After this, sedition law fell into desuetude, revived briefly in the aftermath of the 1970 October Crisis against former members of the FLQ, but not very successfully: there were three acquittals on sedition charges, and one conviction, against Pierre Vallières, who received a suspended sentence.
Tarantino next turns his attention to sex, making the pertinent observation that "where the law and sex connect, grave confusion and hilarity can often ensue." Indeed that is often the case, although the victims of police bathhouse raids might be forgiven for not getting the joke.
Trying to regulate sex, as it turns out, is somewhat more difficult than keeping the lid on prizefighting. One court managed to find that a parking lot was a “common bawdy-house,” although its midnight inhabitants were acquitted because they didn’t own the property. (They could, however, have been found guilty of being “inmates.”) Another court determined that some tax deductions for the expenses of running one of those bawdy-houses were indeed permissible: for example, the hiring of “men possessed of physical strength and some guile.”
Anal sex and our legal preoccupation with it has had a long and bizarre history, one that is not over yet. Although Tarantino doesn’t mention it, this was once considered so heinous that it was referred to in early Criminal Codes merely as “The Abominable Crime.” Current law (Section 159 of the Criminal Code) distinguishes anal sex from other forms of intercourse, and sets different age limits for its practice. While several provincial courts have found Section 159 unconstitutional, the Supreme Court has yet to rule. And unlike some other laws, this one still has teeth. In 2000, a Toronto man named Lucas was charged under this statute and was put to considerable expense and inconvenience before the Crown realized that, in Ontario, the law had earlier been deemed unconstitutional.
The offence of bestiality has had its legal moments too. One man, accused of having sex with a golden retriever, was able to show that he had not completed the act. He was found guilty of attempted bestiality, however, because, as the learned judge put it, he had gone “beyond mere preparation." His novel attempt to argue a same-sex defence—the dog was male, but bestiality, he claimed, only applied to an animal of the opposite sex)—was unsuccessful. (Usually the joke goes the other way: “Was the dog male or female?” “Why, female, of course: there's nothing wrong with Mr. ---.”)
Tarantino reviews laws governing full and partial nudity and so-called “public indecency" (if you want to be naked at a Gay Pride parade, he advises, wear shoes).

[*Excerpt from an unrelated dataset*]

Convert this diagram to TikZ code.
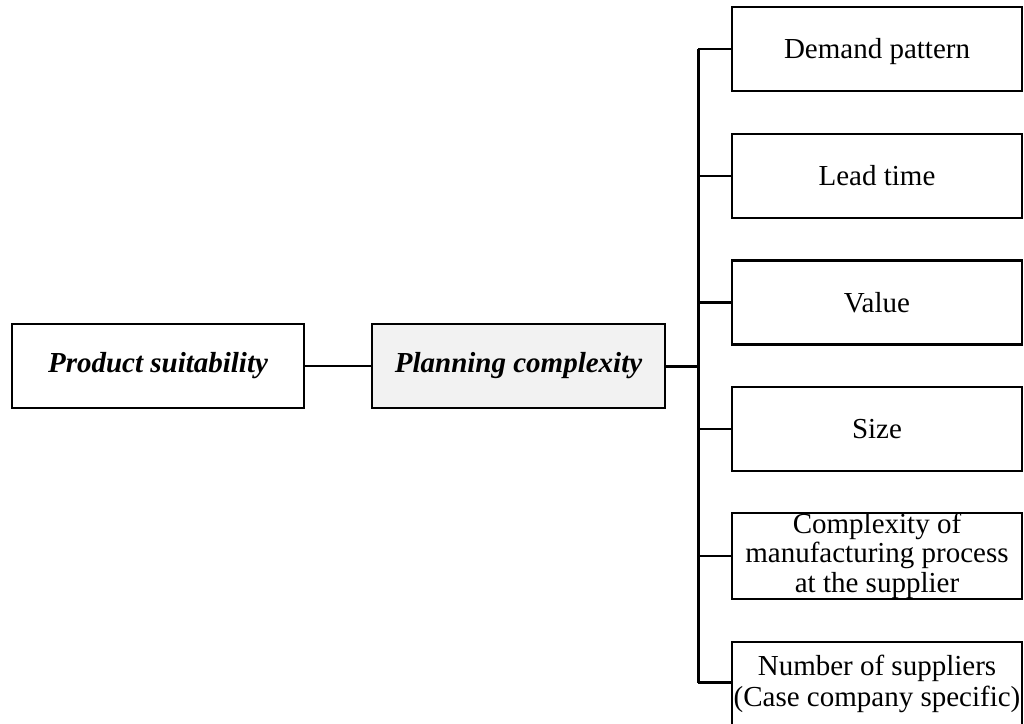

The question of “harm” rather than outraged morals has come to the fore in more recent times. No harm, no foul: female toplessness became legal in Ontario, and a swingers’ club in Montreal was effectively legalized by a Supreme Court decision in 2005 . Incidentally, if this book goes into further editions, Tarantino might want to rethink this sentence: “[Charges would be unlikely to succeed] when the nudity has occurred in the midst of hundreds of scantily clad parade participants (often including the mayor and chief of police) being cheered on by thousands of happy audience members.”
Moving to the arcane and the ridiculous, fortune-telling for money is still illegal unless you can prove that you really have the powers required; advertising Viagra is technically against the law; waterskiing at night is a criminal offence (although suicide is not); canoeing while drunk can cost you your driver’s licence; and Canadian law extends to the commission of crimes aboard an international space station.

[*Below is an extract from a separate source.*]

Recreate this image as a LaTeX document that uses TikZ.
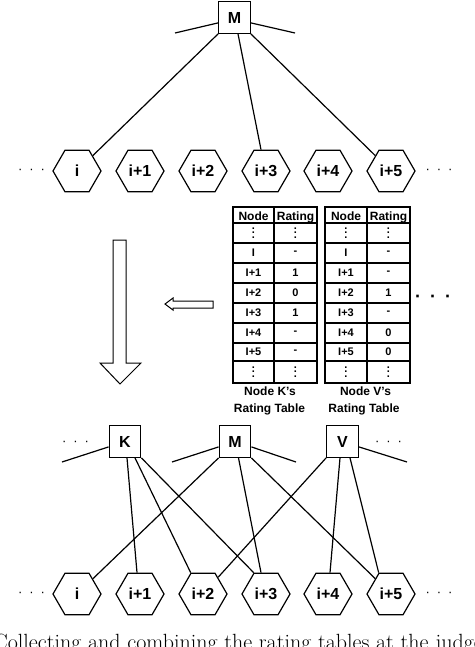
\documentclass[tikz,border=0pt]{standalone}
\usepackage{fontspec}
\newfontfamily\hv{Liberation Sans}
\usetikzlibrary{shapes.geometric,calc}
\newcommand\tabdots{\vbox{\baselineskip=4.2pt\lineskiplimit=0pt\hbox{.}\hbox{.}\hbox{.}}}
\begin{document}
\begin{tikzpicture}[x=1pt,y=-1pt,
  hexnode/.style={regular polygon, regular polygon sides=6, minimum size=48pt, inner sep=0pt, draw, line width=1.2pt, font=\hv\bfseries\fontsize{16}{16}\selectfont},
  boxnode/.style={draw, line width=1.3pt, minimum size=31.5pt, inner sep=0pt, font=\hv\bfseries\fontsize{16}{16}\selectfont},
  link/.style={line width=1.2pt},
  dotsnode/.style={font=\hv\fontsize{13}{13}\selectfont, inner sep=0pt},
  bigdots/.style={font=\hv\bfseries\fontsize{18}{18}\selectfont, inner sep=0pt},
  cell/.style={font=\hv\bfseries\fontsize{11}{11}\selectfont, inner sep=0pt},
  headcell/.style={font=\hv\bfseries\fontsize{12}{12}\selectfont, inner sep=0pt, anchor=base},
  tabcap/.style={font=\hv\bfseries\fontsize{12}{12}\selectfont, inner sep=0pt, anchor=base},
  tabouter/.style={line width=1.8pt},
  tabinner/.style={line width=1.1pt},
  blockarrow/.style={line width=1pt, line join=miter}
]
\useasboundingbox (0,0) rectangle (474,647);
\fill[white] (0,0) rectangle (474,647);

% ---------- top part ----------
\node[boxnode] (mt) at (234.5,17.5) {M};
\foreach \x/\t [count=\i] in {77/i,140/i+1,203/i+2,266/i+3,328/i+4,391/i+5}
  \node[hexnode] (t\i) at (\x,171) {\t};
\node[dotsnode] (tdl) at (31.5,171) {·\hspace{7pt}·\hspace{7pt}·};
\node[dotsnode] (tdr) at (439,171) {·\hspace{7pt}·\hspace{7pt}·};

\coordinate (mtl) at (175,33);
\coordinate (mtr) at (295,33);
\draw[link] ($(mt.south west)+(0,-11)$) -- (mtl);
\draw[link] ($(mt.south east)+(0,-11)$) -- (mtr);
\draw[link] (mt.south west) -- (t1);
\draw[link] ([xshift=3.5pt]mt.south) -- ([xshift=-5pt]t4.north);
\draw[link] (mt.south east) -- (t6);

% ---------- tables ----------
\foreach \xa/\xm/\xb in {233/274/317, 325/367/410}{
  \draw[tabouter] (\xa,207) rectangle (\xb,383);
  \draw[tabinner] (\xm,207) -- (\xm,383);
  \draw[line width=1.5pt] (\xa,223) -- (\xb,223);
  \foreach \y in {243,263,283,303,323,343,361}
    \draw[tabinner] (\xa,\y) -- (\xb,\y);
}
\node[headcell] (kh1) at (253.5,220) {Node};
\node[headcell] (kh2) at (295.5,220) {Rating};
\node[headcell] (vh1) at (346,220) {Node};
\node[headcell] (vh2) at (388.5,220) {Rating};
\foreach \y/\a/\b/\c [count=\i] in {233/{\tabdots}/{\tabdots}/{\tabdots}, 253/I/-/-, 273/I+1/1/-, 293/I+2/0/1, 313/I+3/1/-, 333/I+4/-/0, 352/I+5/-/0, 372/{\tabdots}/{\tabdots}/{\tabdots}}{
  \node[cell] (kn\i) at (253.5,\y) {\a};
  \node[cell] (kr\i) at (295.5,\y) {\b};
  \node[cell] (vn\i) at (346,\y) {\a};
  \node[cell] (vr\i) at (388.5,\y) {\c};
}
\node[tabcap] (kc1) at (270,395.5) {Node K’s};
\node[tabcap] (kc2) at (269.5,412) {Rating Table};
\node[tabcap] (vc1) at (365.5,395.5) {Node V’s};
\node[tabcap] (vc2) at (364,412) {Rating Table};
\node[bigdots] (tabd) at (433,299) {·\hspace{9pt}·\hspace{9pt}·};

% ---------- block arrows ----------
\draw[blockarrow] (113,240) -- (126,240) -- (126,363) -- (141,363) -- (120,384) -- (100,363) -- (113,363) -- cycle;
\draw[blockarrow] (213,301) -- (173,301) -- (173,298) -- (165,304) -- (173,310) -- (173,308) -- (213,308) -- cycle;

% ---------- bottom part ----------
\node[boxnode] (bk) at (125,441.5) {K};
\node[boxnode] (bm) at (235,441.5) {M};
\node[boxnode] (bv) at (342.5,441.5) {V};
\foreach \x/\t [count=\i] in {77/i,140/i+1,203/i+2,266/i+3,328/i+4,391/i+5}
  \node[hexnode] (b\i) at (\x,594) {\t};
\node[dotsnode] (bdl) at (31.5,594) {·\hspace{7pt}·\hspace{7pt}·};
\node[dotsnode] (bdr) at (439,594) {·\hspace{7pt}·\hspace{7pt}·};
\node[dotsnode] (kdl) at (75.5,443) {·\hspace{7pt}·\hspace{7pt}·};
\node[dotsnode] (vdr) at (388.5,443) {·\hspace{7pt}·\hspace{7pt}·};

\coordinate (bkl) at (62,462);
\coordinate (bml) at (172,462);
\coordinate (bmr) at (296,462);
\coordinate (bvr) at (407,462);
\draw[link] ($(bk.south west)+(0,-11)$) -- (bkl);
\draw[link] ($(bm.south west)+(0,-11)$) -- (bml);
\draw[link] ($(bm.south east)+(0,-11)$) -- (bmr);
\draw[link] ($(bv.south east)+(0,-11)$) -- (bvr);

\draw[link] ([xshift=2pt]bk.south) -- ([xshift=-3pt]b2.north);
\draw[link] ([xshift=10pt]bk.south) -- (b3.120);
\draw[link] (bk.south east) -- (b4.120);
\draw[link] (bm.south west) -- (b1);
\draw[link] ([xshift=3.5pt]bm.south) -- ([xshift=-5pt]b4.north);
\draw[link] (bm.south east) -- (b6);
\draw[link] (bv.south west) -- (b3);
\draw[link] ([xshift=-2.5pt]bv.south) -- ([xshift=2pt]b5.north);
\draw[link] ([xshift=7.5pt]bv.south) -- (b6.120);

% ---------- caption (cut by the page) ----------
\node[anchor=base west, inner sep=0pt, font=\fontsize{22}{22}\selectfont] (cap) at (-7,649) {Collecting and combining the rating tables at the judge};
\end{tikzpicture}
\end{document}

But on matters of race and religion, things get somewhat more serious. To be blunt, we have an appalling history in both areas, as Tarantino amply documents. We forbade Aboriginals to dance. We made it illegal for Chinese businesses to hire white women (and so it remained until 1968 in BC and 1969 in Saskatchewan). We denied Black people the right to sit where they wanted in movie theatres. And challenges to the status quo met determined legislative and judicial resistance.

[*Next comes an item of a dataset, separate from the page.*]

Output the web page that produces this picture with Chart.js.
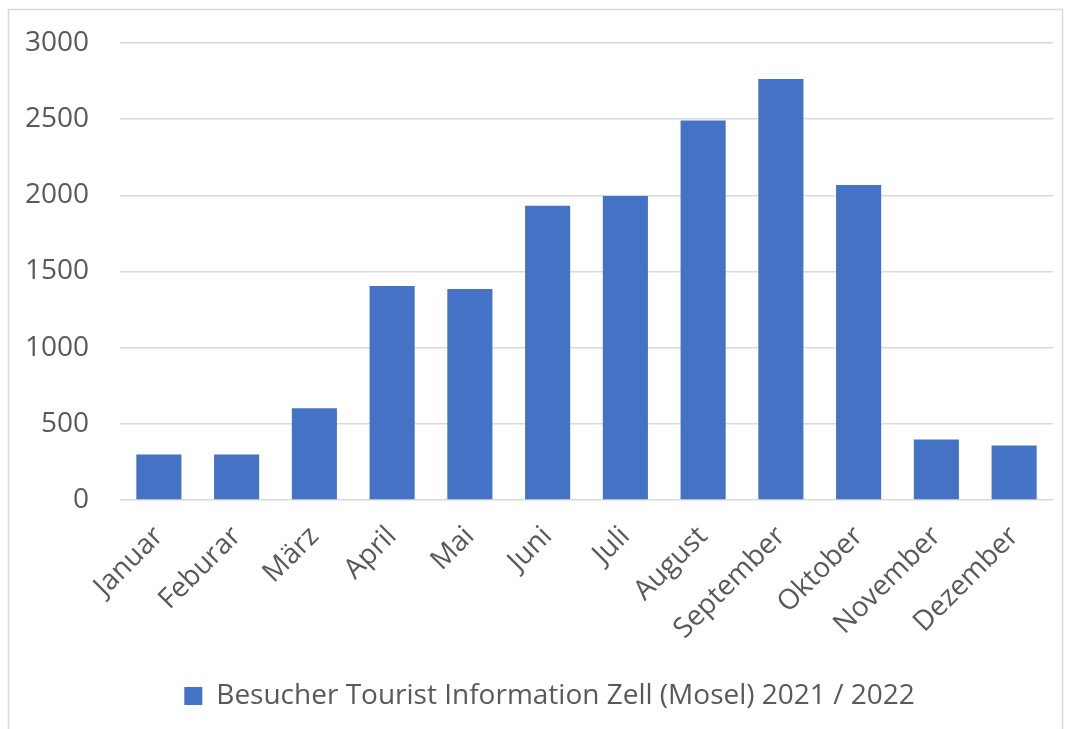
<!DOCTYPE html>
<html>
<head>
<meta charset="utf-8">
<script src="https://cdn.jsdelivr.net/npm/chart.js@4"></script>
<style>
  html, body { margin: 0; padding: 0; background: #fff; }
  #wrap { width: 1067px; height: 729px; }
</style>
</head>
<body>
<div id="wrap"><canvas id="myChart" width="1067" height="729"></canvas></div>
<script>
// Besucherzahlen pro Monat
const months = ['Januar', 'Feburar', 'März', 'April', 'Mai', 'Juni', 'Juli', 'August', 'September', 'Oktober', 'November', 'Dezember']
const visitors = [298, 298, 603, 1405, 1385, 1932, 1996, 2491, 2764, 2068, 397, 357]
const yTicks = [0, 500, 1000, 1500, 2000, 2500, 3000]
const seriesName = 'Besucher Tourist Information Zell (Mosel) 2021 / 2022'

const textColor = '#595959'
const fontFamily = "'Open Sans', sans-serif"
const fontSize = 28

// Rahmen um den ganzen Diagrammbereich wie in Excel
const frame = {
    id: 'frame',
    beforeDraw(chart) {
        const c = chart.ctx
        c.save()
        c.fillStyle = '#fff'
        c.fillRect(0, 0, chart.width, chart.height)
        c.strokeStyle = '#d9d9d9'
        c.lineWidth = 1.5
        c.strokeRect(8.5, 9.5, 1054, 740)
        c.restore()
    },
    // Legende etwas nach rechts, wie im Original
    afterLayout(chart) {
        chart.legend.left += 10
        chart.legend.right += 10
    }
}

const ctx = document.getElementById('myChart').getContext('2d')
const myChart = new Chart(ctx, {
    type: 'bar',
    data: {
        labels: months,
        datasets: [{
            label: seriesName,
            data: visitors,
            backgroundColor: '#4472c4',
            borderWidth: 0,
            categoryPercentage: 1.0,
            barPercentage: 0.58
        }]
    },
    options: {
        responsive: false,
        animation: false,
        layout: { padding: { left: 26, right: 14, top: 43, bottom: 9 } },
        plugins: {
            tooltip: { enabled: false },
            legend: {
                position: 'bottom',
                labels: {
                    color: textColor,
                    font: { family: fontFamily, size: fontSize },
                    boxWidth: 18,
                    boxHeight: 18,
                    padding: 10
                }
            }
        },
        scales: {
            x: {
                afterFit: (axis) => {
                    axis.height = 172
                    axis.paddingLeft = 0
                    axis.paddingRight = 0
                },
                grid: { display: false },
                border: { display: false },
                ticks: {
                    color: textColor,
                    font: { family: fontFamily, size: fontSize },
                    minRotation: 45,
                    maxRotation: 45,
                    padding: 12
                }
            },
            y: {
                min: 0,
                max: 3000,
                afterBuildTicks: (axis) => { axis.ticks = yTicks.map(v => ({ value: v })) },
                afterFit: (axis) => {
                    axis.width = 94
                    axis.paddingTop = 0
                    axis.paddingBottom = 0
                },
                grid: { color: '#d9d9d9', lineWidth: 1.5, drawTicks: false },
                border: { display: false },
                ticks: {
                    color: textColor,
                    font: { family: fontFamily, size: fontSize },
                    padding: 31,
                    callback: (v) => String(v)
                }
            }
        }
    },
    plugins: [frame]
})
</script>
</body>
</html>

When it came to less established religions, we had just as dismal a record. Jehovah’s Witnesses were a favourite target. From refusing them conscientious objector status during WWI, the government moved to ban them outright during WWII, and, for good measure, put their children in foster homes for refusing to sing God Save the King at school. But out of this persecution, which reached its zenith under the clerical-fascist Premier of Quebec, Maurice Duplessis, Tarantino suggests that the struggle for codified rights was born. The reaction to this government-sponsored bigotry led first to John Diefenbaker’s Bill of Rights (he had been a fierce defender of the Jehovah’s Witnesses) and ultimately, it could be argued, to the Charter of Rights and Freedoms, although Tarantino is cautious about assigning direct historical causality.
At this point the book seems to stagger to the end. Tarantino addresses the realm of civil law, with a brief foray into murder and suicide, but gives us little more than a collection of (interesting) anecdotes. A judge tried to settle an internal business dispute by having the contending parties use a buzzer, as in a game show—this was overturned on appeal. In 2006, as readers might remember, a disputed contract between Rogers Communications and Aliant turned upon a single comma, a piece of punctuation that cost Rogers $2.1 million. The courts held that politicians were not required to keep their election promises. A judge ruled that it is not defamatory to call someone a “son of a bitch,” but it is if you call someone a “sick son of a bitch.”
Tarantino makes a strong case that intellectual property law in Canada is a serious infringement of the right of free expression. One cannot use trademarks even for parodic purposes without being at the wrong end of the law. But that doesn’t mean that a balance should not be struck somewhere. He managed to persuade me that the Canadian Legion was not simply being pig-headed, for example, when it went after Bourque’s Newswatch in 2005 for posting an image of the Remembrance Day poppy.